Для Хименеса эта всеобщая связь была очевидной и неизъяснимой, каким-то подобием всемирного тяготения, достоверного для Ньютона-физика и необъяснимого для Ньютона-метафизика, признававшего чудеса. В свое время вспыхнул мировоззренческий поединок двух великих умов; оба верили в высший разум и замысел мироздания, но Лейбниц считал замысел лучшим из возможных и его осуществление окончательным, а Ньютон полагал иначе: замысел предварителен и творение творится. Поединок не завершен. Столетия спустя, в 30-е годы прошлого века, два русских ученых, подвижник А. А. Любищев и его друг, оба в ту пору ссыльные, в редкой и поднадзорной переписке спорили о Творце — инженер он или художник. Иначе говоря, строит ли он с расчетом или фантазирует, меняя замысел до неузнаваемости. Классификатор Любищев склонялся к тому, что мир конструируется из деталей и те, назначение которых пока непонятно, заготовлены впрок. Спор вечный, и каждый, конечно, волен принимать любую сторону, согласно убеждениям и темпераменту. Хименес в этой космогонической дуэли явно секундант Ньютона.

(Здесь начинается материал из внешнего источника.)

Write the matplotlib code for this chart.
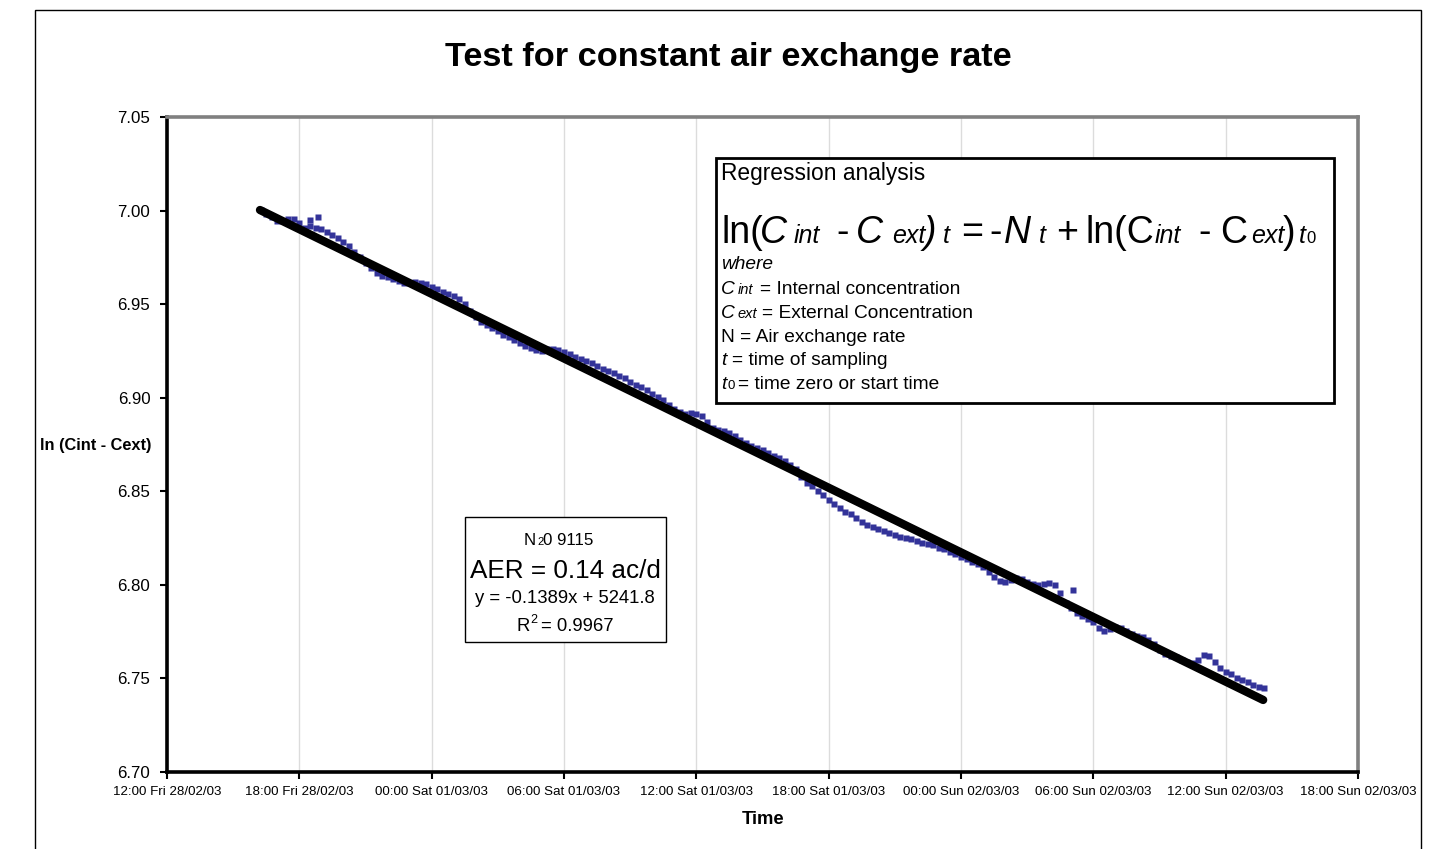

Люди искусства часто и много говорят о красоте, особенно поэты, поскольку владеют словом, но слушают их обычно в пол-уха, может быть потому, что выступают они как полномочные представители этой самой красоты и сказанное ими звучит безапелляционно и, как правило, неубедительно. Но бездоказательная фраза: «Красота спасет мир» — запомнилась и стала крылатой потому, что была неожиданной и веской в устах человека, который уродство этого мира видел в упор, который пережил казнь, каторгу, солдатчину и вообще жил под ежедневной угрозой смерти. Фраза не была случайной, он ее выстрадал.